The new covenant includes the grace that will help us overcome sin and become the slave of righteous behavior.

But now that you have been set free from sin and have become slaves to God, the benefit you reap leads to holiness, and the result is eternal life. (Romans 6:22—NIV)

The above passage reveals that eternal life is a result of freedom from sin, slavery to God, and holiness of personality and behavior. How different from what is commonly taught today?

The new covenant includes all the commandments of Christ and His Apostles. These are to be obeyed until the eternal moral law of God is inscribed on our mind and heart.

This is the covenant I will make with the house of Israel after that time, declares the Lord. I will put my laws in their minds and write them on their hearts. I will be their God, and they will be my people. (Hebrews 8:10—NIV)

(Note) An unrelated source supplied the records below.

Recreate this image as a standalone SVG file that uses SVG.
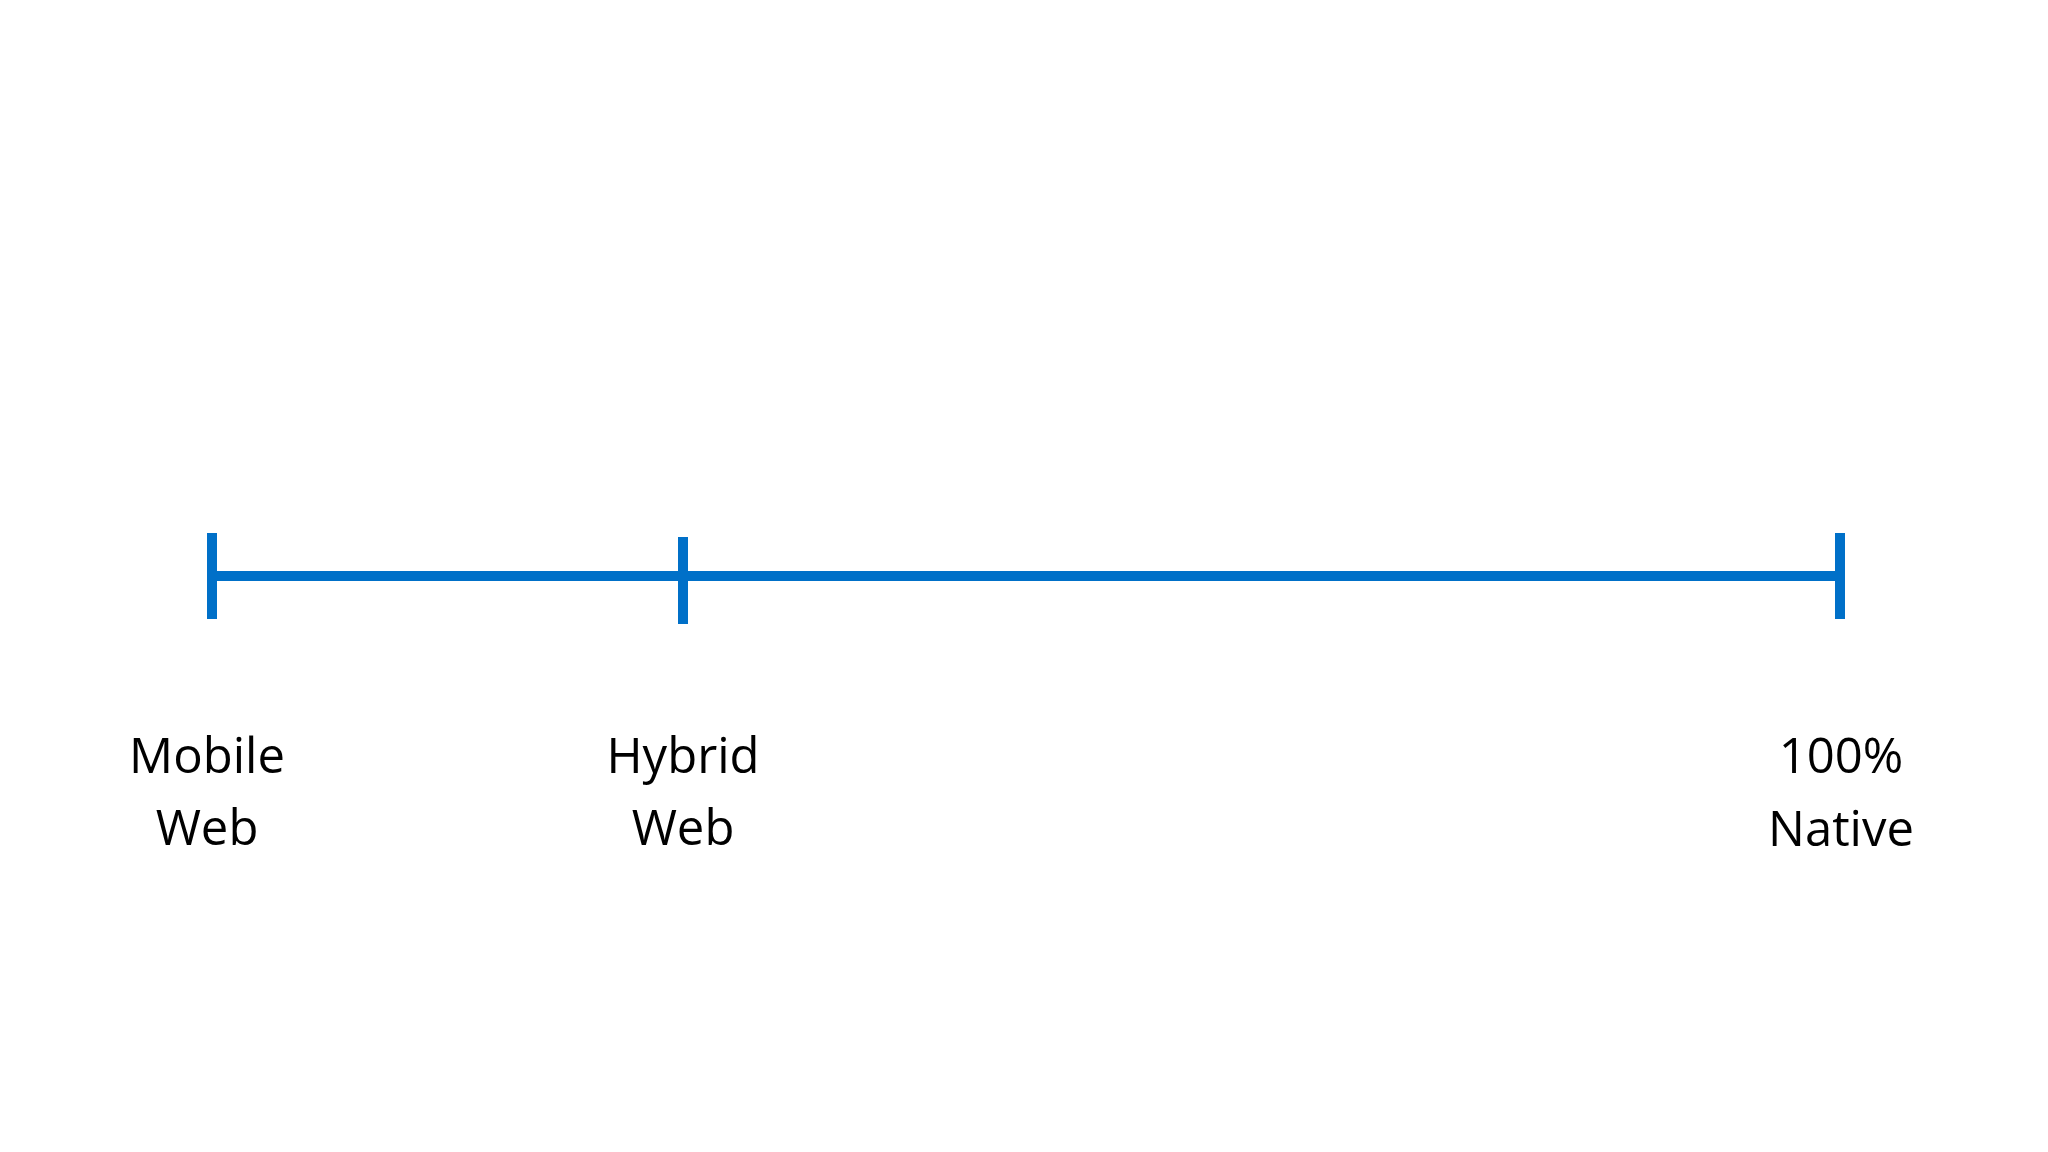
<svg xmlns="http://www.w3.org/2000/svg" width="2048" height="1152" viewBox="0 0 2048 1152">
<style>
.ax{stroke:#0070C8;stroke-width:10;fill:none;stroke-linecap:butt}
.lb{font-family:"Open Sans","Noto Sans","Liberation Sans",sans-serif;font-size:49px;fill:#000;text-anchor:middle}
</style>
<rect width="2048" height="1152" fill="#fff"/>
<g id="connectors">
<line class="ax" x1="212" y1="576" x2="1840" y2="576"/>
</g>
<g id="mobile-web">
<line class="ax" x1="212" y1="533" x2="212" y2="619"/>
<text class="lb" x="207" y="773">Mobile</text>
<text class="lb" x="207" y="845">Web</text>
</g>
<g id="hybrid-web">
<line class="ax" x1="683" y1="537" x2="683" y2="624"/>
<text class="lb" x="683" y="773">Hybrid</text>
<text class="lb" x="683" y="845">Web</text>
</g>
<g id="native">
<line class="ax" x1="1840" y1="533" x2="1840" y2="619"/>
<text class="lb" x="1841" y="773">100%</text>
<text class="lb" x="1841" y="846">Native</text>
</g>
</svg>
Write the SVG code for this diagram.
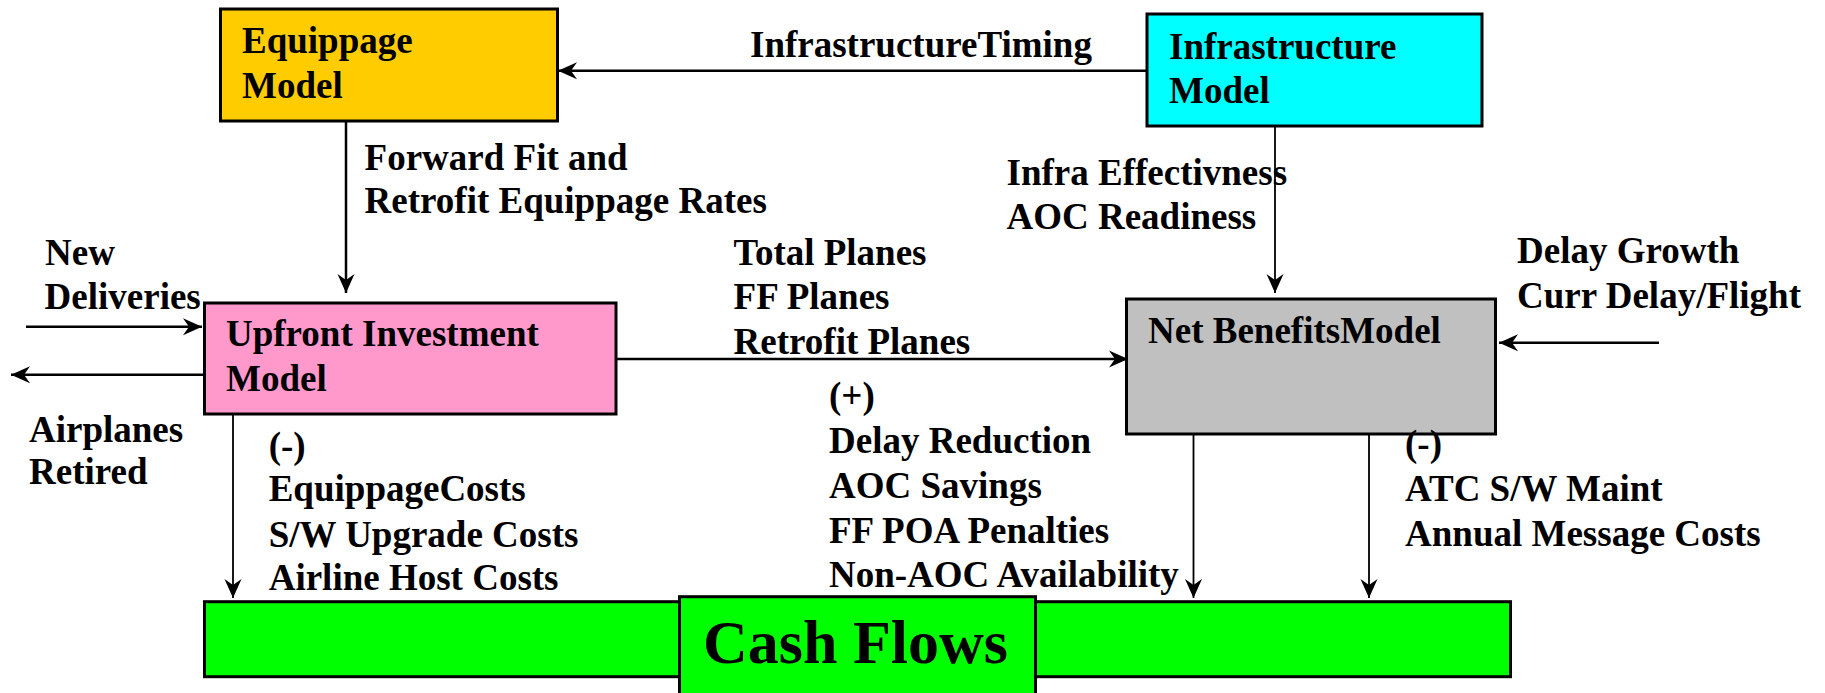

The end result of obeying all of the New Testament commandments is deliverance from sin and the growth of Christ in us.

Many Christian churches in America are in a state of apostasy. This is because we do not realize the goal is to overcome sin and grow in the image of Christ.

As always happens, when we do not eat of the right tree we end up eating of the wrong tree.

The Pentecostal-Charismatic people are shooting off into all sorts of unscriptural activities and pursuits, such as the faith and prosperity delusions, imaging, and reconstructionism. We are not pursuing righteousness in the personalities of God's people and so we are turning to novelties and unprofitable exercises.

Lately there is an emphasis on commandeering the Holy Spirit, attempting to use the Spirit of God to work miracles, to produce meetings with thousands of people in attendance, to "save a lost and dying world." How much of this is of God remains to be seen.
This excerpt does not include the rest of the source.